И воскресенья наши, с появлением у нас Кукольника, оживились еще больше. С его умом, веселым характером и изобретательностью чего не делал он для того, чтобы доставить удовольствие отцу моему и старым и молодым гостям нашим. Бывало, читал у нас, у первых, все что ни напишет новенького из своих драматических произведений. За ужином вместе с Николаем Васильевичем Гоголем и Василием Ивановичем Григоровичем рассказывал такие хохлацкие анекдоты, что от них можно было умереть со смеху, или придумывал для потехи старых и молодых разные забавные и остроумные игры. Правду сказал про него папенька, он был именно «душа компании»… Все знакомые наши были от него в восхищении. Только теткам он, казалось мне, не нравился… Может быть, потому, что у них был уже свой любимчик: московский кузен тети Нади, граф Дмитрий Николаевич Толстой… Красавчик собой, две капли воды — лорд Байрон… grand genre[183]
с головы до пят; он заседал всегда около Анны Николаевны и теток и потешал их своими остротами и великосветской любезностью.

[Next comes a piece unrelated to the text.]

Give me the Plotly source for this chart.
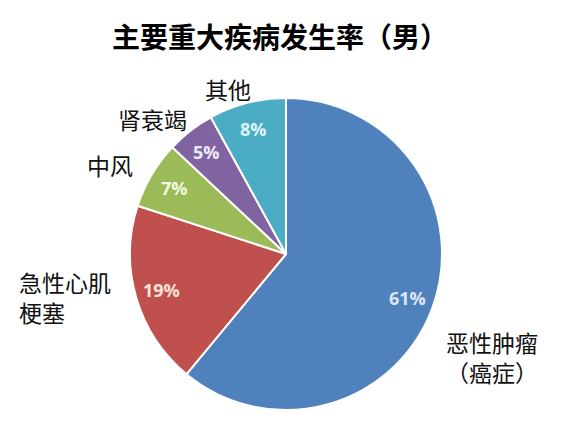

Я этого моего бомондного дядюшку не жаловала: во-первых, за то, что он трактовал меня всегда как маленькую девочку, всякую минуту делал мне замечания и давал разные советы и даже написал в мой альбом стихи, в которых сказано:Во-вторых, злилась я на него за то, что он хотя и был с Нестором Васильевичем на «ты», но все-таки обращался с ним как-то свысока, точно хотел показать ему, что между ними есть большое расстояние. Кукольник как умный человек не обращал на этот странный тон Толстого ровно никакого внимания; зато я за него выходила из себя. И потом мне казалось, что Дмитрий Николаевич все наблюдает и подсматривает…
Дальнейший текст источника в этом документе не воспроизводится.